Working with systems capable of high fault currents requires strict adherence to safety protocols to prevent electrical hazards, arc flashes, and equipment damage. Essential safety precautions include:
- Arc Flash Hazard Analysis:
- Conduct an arc flash hazard analysis to determine the incident energy at each equipment location.
- Label all equipment with arc flash warning labels showing the incident energy, required PPE, and arc flash boundary.
- Use the results to select appropriate PPE (Personal Protective Equipment) for all workers.
- Proper PPE:
- Wear arc-rated clothing with the appropriate ATPV (Arc Thermal Performance Value) or EBT (Energy Breakopen Threshold) rating.
- Use arc-rated face shields, hard hats, gloves, and foot protection.
- For systems with fault currents > 50kA, consider using higher-rated PPE or implementing additional safety measures.
- Electrically Safe Work Condition:
- Whenever possible, work on de-energized equipment using a Lockout/Tagout (LOTO) procedure.

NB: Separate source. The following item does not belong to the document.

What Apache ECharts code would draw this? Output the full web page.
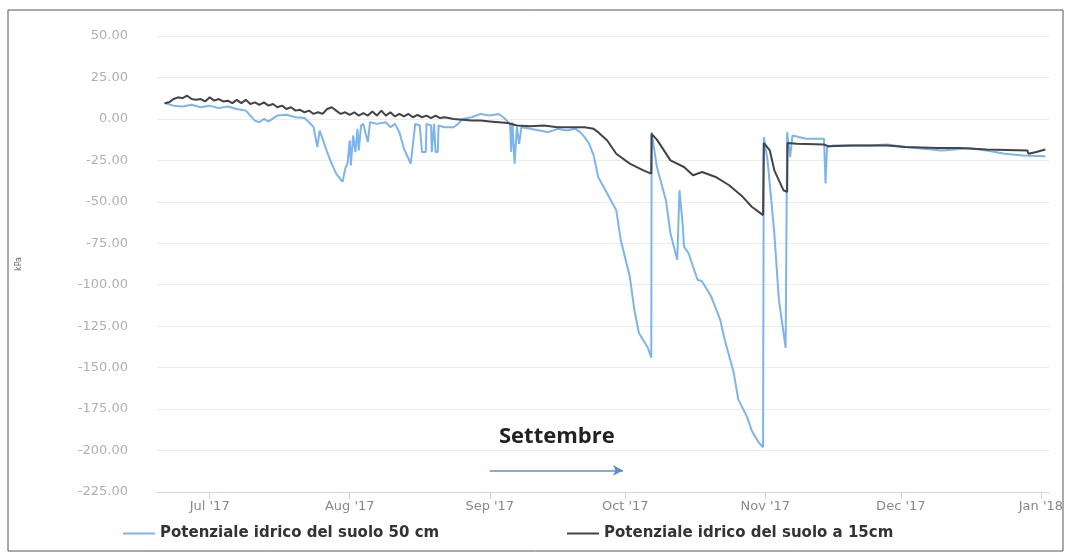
<!DOCTYPE html>
<html>
<head>
<meta charset="utf-8">
<title>Potenziale idrico del suolo</title>
<script src="https://cdn.jsdelivr.net/npm/echarts@6/dist/echarts.min.js"></script>
<style>
  html, body { margin: 0; padding: 0; background: #fff; }
  #chart { width: 1066px; height: 553px; }
</style>
</head>
<body>
<div id="chart"></div>
<script>
// nomi delle serie
let seriesNames = ["Potenziale idrico del suolo 50 cm", "Potenziale idrico del suolo a 15cm"];
let monthNames = ["Jan", "Feb", "Mar", "Apr", "May", "Jun", "Jul", "Aug", "Sep", "Oct", "Nov", "Dec"];

// 50 cm (blu)
let blueTimes = [
  "2017-06-21", "2017-06-23", "2017-06-25", "2017-06-27", "2017-06-29", "2017-07-01", "2017-07-03",
  "2017-07-05", "2017-07-07", "2017-07-09", "2017-07-10", "2017-07-11", "2017-07-12", "2017-07-13",
  "2017-07-14", "2017-07-16", "2017-07-18", "2017-07-20", "2017-07-22", "2017-07-23", "2017-07-24 00:00",
  "2017-07-24 20:00", "2017-07-25 08:00", "2017-07-26", "2017-07-27", "2017-07-28", "2017-07-29",
  "2017-07-30 10:00", "2017-07-31 00:00", "2017-07-31 12:00", "2017-08-01 00:00", "2017-08-01 06:00",
  "2017-08-01 18:00", "2017-08-02 06:00", "2017-08-02 17:00", "2017-08-03 00:00", "2017-08-03 12:00",
  "2017-08-04", "2017-08-05 00:00", "2017-08-05 12:00", "2017-08-07", "2017-08-09", "2017-08-10",
  "2017-08-11", "2017-08-12", "2017-08-13", "2017-08-14 12:00", "2017-08-15 00:00", "2017-08-15 12:00",
  "2017-08-16 12:00", "2017-08-17 00:00", "2017-08-17 20:00", "2017-08-18 00:00", "2017-08-19 00:00",
  "2017-08-19 04:00", "2017-08-19 12:00", "2017-08-19 16:00", "2017-08-20 00:00", "2017-08-20 12:00",
  "2017-08-20 16:00", "2017-08-22", "2017-08-24", "2017-08-25", "2017-08-26", "2017-08-28", "2017-08-30",
  "2017-09-01", "2017-09-03", "2017-09-04", "2017-09-05 12:00", "2017-09-05 18:00", "2017-09-06 00:00",
  "2017-09-06 12:00", "2017-09-07 00:00", "2017-09-07 12:00", "2017-09-08", "2017-09-10", "2017-09-12",
  "2017-09-14", "2017-09-16", "2017-09-18", "2017-09-20", "2017-09-21", "2017-09-22", "2017-09-23",
  "2017-09-24", "2017-09-25", "2017-09-27", "2017-09-29", "2017-09-30", "2017-10-02", "2017-10-03",
  "2017-10-04", "2017-10-06 00:00", "2017-10-06 18:00", "2017-10-06 20:00", "2017-10-08", "2017-10-10",
  "2017-10-11", "2017-10-12 12:00", "2017-10-13 00:00", "2017-10-13 18:00", "2017-10-14", "2017-10-15",
  "2017-10-17", "2017-10-18", "2017-10-20", "2017-10-22", "2017-10-23", "2017-10-25", "2017-10-26",
  "2017-10-28", "2017-10-29", "2017-10-30 12:00", "2017-10-31 12:00", "2017-10-31 16:00", "2017-11-01 12:00",
  "2017-11-03", "2017-11-04", "2017-11-05 12:00", "2017-11-05 20:00", "2017-11-06 00:00", "2017-11-06 12:00",
  "2017-11-07", "2017-11-10", "2017-11-14 00:00", "2017-11-14 08:00", "2017-11-14 16:00", "2017-11-16",
  "2017-11-20", "2017-11-24", "2017-11-28", "2017-12-02", "2017-12-06", "2017-12-10", "2017-12-13",
  "2017-12-16", "2017-12-20", "2017-12-24", "2017-12-28", "2018-01-02"
];
let blueValues = [
  9.5, 8, 7.5, 8.5, 7, 8, 6.5,
  7.5, 6, 5, 2, -1, -2, 0,
  -1.5, 2, 2.5, 1, 0.5, -2, -5,
  -17, -7, -12, -20, -27, -33,
  -38, -30, -27, -13, -28,
  -10, -20, -6, -19, -4,
  -3, -14, -2, -3, -2, -5,
  -3, -8, -18, -27, -15, -3,
  -4, -20, -20, -3, -4,
  -20, -20, -3, -20, -20,
  -4, -5, -5, -3, 0, 1, 3,
  2, 3, 1, -3, -20, -2,
  -27, -5, -15, -5, -6, -7,
  -8, -6, -7, -6, -8, -11, -15,
  -22, -35, -45, -55, -73, -95, -115,
  -129, -138, -144, -8, -29, -49,
  -69, -85, -43, -65, -77, -81,
  -97, -98, -107, -121, -133, -153, -169,
  -180, -188, -195, -198, -11, -25,
  -69, -109, -138, -8, -12, -23,
  -10, -12, -12, -39, -17, -16,
  -16, -16, -15.5, -17, -18, -19, -18.5,
  -17.5, -19, -21, -22, -22.5
];

// 15 cm (nero)
let darkTimes = [
  "2017-06-21", "2017-06-22", "2017-06-23", "2017-06-24", "2017-06-25", "2017-06-26", "2017-06-27",
  "2017-06-28", "2017-06-29", "2017-06-30", "2017-07-01", "2017-07-02", "2017-07-03", "2017-07-04",
  "2017-07-05", "2017-07-06", "2017-07-07", "2017-07-08", "2017-07-09", "2017-07-10", "2017-07-11",
  "2017-07-12", "2017-07-13", "2017-07-14", "2017-07-15", "2017-07-16", "2017-07-17", "2017-07-18",
  "2017-07-19", "2017-07-20", "2017-07-21", "2017-07-22", "2017-07-23", "2017-07-24", "2017-07-25",
  "2017-07-26", "2017-07-27", "2017-07-28", "2017-07-29", "2017-07-30", "2017-07-31", "2017-08-01",
  "2017-08-02", "2017-08-03", "2017-08-04", "2017-08-05", "2017-08-06", "2017-08-07", "2017-08-08",
  "2017-08-09", "2017-08-10", "2017-08-11", "2017-08-12", "2017-08-13", "2017-08-14", "2017-08-15",
  "2017-08-16", "2017-08-17", "2017-08-18", "2017-08-19", "2017-08-20", "2017-08-21", "2017-08-22",
  "2017-08-24", "2017-08-26", "2017-08-28", "2017-08-30", "2017-09-01", "2017-09-03", "2017-09-05",
  "2017-09-07", "2017-09-10", "2017-09-13", "2017-09-16", "2017-09-19", "2017-09-22", "2017-09-24",
  "2017-09-25", "2017-09-27", "2017-09-29", "2017-10-02", "2017-10-05", "2017-10-06 18:00",
  "2017-10-06 20:00", "2017-10-08", "2017-10-11", "2017-10-14", "2017-10-16", "2017-10-18", "2017-10-21",
  "2017-10-24", "2017-10-27", "2017-10-29", "2017-10-31 12:00", "2017-10-31 16:00", "2017-11-02",
  "2017-11-03", "2017-11-05 00:00", "2017-11-05 20:00", "2017-11-05 22:00", "2017-11-08", "2017-11-14",
  "2017-11-15", "2017-11-20", "2017-11-28", "2017-12-02", "2017-12-09", "2017-12-14", "2017-12-20",
  "2017-12-29 00:00", "2017-12-29 06:00", "2017-12-31", "2018-01-02"
];
let darkValues = [
  9.5, 10, 12, 13, 12.5, 14, 12,
  11.5, 12, 10.5, 13, 11, 12, 10.5,
  11, 9.5, 11.5, 9.5, 11.5, 9, 10,
  8.5, 10, 8, 9, 7, 8, 6,
  7, 5, 5.5, 4, 5, 3, 4,
  3, 6, 7, 5, 3, 4, 2.5,
  4, 2, 3.5, 2, 4.5, 2, 5,
  2, 4, 1.5, 3, 1.5, 3, 1,
  2.5, 1, 2, 0.5, 2, 0.5, 1,
  0, -0.5, -1, -1, -1.5, -2, -2.5,
  -4, -4.5, -4, -5, -5, -5, -6,
  -8, -13, -21, -27, -31, -33,
  -9, -12.5, -25, -29, -34, -32, -35,
  -40, -47, -53, -58, -14.5, -19,
  -31, -43, -44, -14.5, -15, -15.5,
  -16.5, -16, -16, -17, -17.5, -17.5, -18.5,
  -19, -21, -20, -18.5
];

function pairs(times, values) {
  let out = [];
  for (let i = 0; i < times.length; i++) {
    out.push([times[i], values[i]]);
  }
  return out;
}

let legendText = { fontSize: 15, fontWeight: "bold", color: "#333333", fontFamily: "DejaVu Sans" };

let option = {
  animation: false,
  backgroundColor: "#ffffff",
  textStyle: { fontFamily: "DejaVu Sans" },
  grid: { left: 157, right: 16, top: 36, bottom: 61 },
  legend: [
    {
      bottom: 7,
      left: 118,
      itemWidth: 32,
      itemHeight: 2,
      icon: "rect",
      textStyle: legendText,
      data: [seriesNames[0]]
    },
    {
      bottom: 7,
      left: 562,
      itemWidth: 32,
      itemHeight: 2,
      icon: "rect",
      textStyle: legendText,
      data: [seriesNames[1]]
    }
  ],
  xAxis: {
    type: "time",
    min: "2017-06-19 08:00",
    max: "2018-01-02 20:00",
    minInterval: 28 * 24 * 3600 * 1000,
    maxInterval: 31 * 24 * 3600 * 1000,
    axisLine: { show: true, onZero: false, lineStyle: { color: "#ccd6eb", width: 1 } },
    axisTick: { show: true, length: 7, lineStyle: { color: "#ccd6eb" } },
    splitLine: { show: false },
    axisLabel: {
      color: "#888888",
      fontSize: 13,
      margin: 8,
      formatter: function (value) {
        let d = new Date(value);
        return monthNames[d.getMonth()] + " '" + String(d.getFullYear()).slice(2);
      }
    }
  },
  yAxis: {
    type: "value",
    min: -225,
    max: 50,
    interval: 25,
    name: "kPa",
    nameLocation: "middle",
    nameRotate: 90,
    nameGap: 134,
    nameTextStyle: { fontSize: 8, color: "#666666" },
    axisLine: { show: false },
    axisTick: { show: false },
    splitLine: { lineStyle: { color: "#ececec", width: 1 } },
    axisLabel: {
      color: "#b0b0b0",
      fontSize: 13,
      margin: 29,
      formatter: function (value) {
        return value.toFixed(2);
      }
    }
  },
  graphic: [
    {
      type: "rect",
      silent: true,
      shape: { x: 8, y: 10, width: 1055, height: 541 },
      style: { fill: "none", stroke: "#555555", lineWidth: 1 }
    },
    {
      type: "text",
      left: 499,
      top: 426,
      style: { text: "Settembre", fontSize: 22, fontWeight: "bold", fill: "#222222", fontFamily: "Open Sans" }
    }
  ],
  series: [
    {
      name: seriesNames[0],
      type: "line",
      showSymbol: false,
      symbol: "none",
      color: "#7cb5ec",
      lineStyle: { width: 2 },
      data: pairs(blueTimes, blueValues),
      markLine: {
        silent: true,
        symbol: ["none", "arrow"],
        symbolSize: [8, 10],
        label: { show: false },
        lineStyle: { color: "#5b8fd0", width: 1.5, type: "solid" },
        data: [[{ coord: ["2017-09-01", -212] }, { coord: ["2017-09-30 12:00", -212] }]]
      }
    },
    {
      name: seriesNames[1],
      type: "line",
      showSymbol: false,
      symbol: "none",
      color: "#434348",
      lineStyle: { width: 2 },
      data: pairs(darkTimes, darkValues)
    }
  ]
};

var myChart = echarts.init(document.getElementById("chart"));
myChart.setOption(option);
</script>
</body>
</html>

- Verify the absence of voltage with a properly rated voltage tester before touching any electrical parts.
- Test for voltage on all phases and the neutral/ground before and after LOTO is applied.
- Approach Boundaries:
- Establish and respect the Limited Approach Boundary, Restricted Approach Boundary, and Prohibited Approach Boundary as defined in NFPA 70E.
- Only qualified personnel should enter the Restricted Approach Boundary.
- Equipment Maintenance:
- Regularly inspect and maintain all protective devices to ensure they operate correctly under fault conditions.
- Verify that circuit breakers and fuses have the appropriate interrupting ratings for the available fault current.
- Check that all electrical connections are tight and in good condition to minimize resistance and potential fault points.
- Training:
- Ensure all personnel working on or near electrical equipment are properly trained and qualified.
- Provide regular safety training, including CPR and first aid for electrical injuries.
- Conduct job briefings before starting work to discuss hazards, PPE requirements, and emergency procedures.
- Emergency Preparedness:
- Have an emergency action plan in place, including procedures for electrical injuries and fires.
- Ensure that emergency services can be quickly contacted and that their location is known to all personnel.
- Have appropriate fire extinguishers (Class C for electrical fires) readily available.
Remember: The OSHA electrical safety standards and NFPA 70E provide comprehensive guidelines for working safely with electrical systems. Always follow these standards and any additional requirements from your organization or jurisdiction.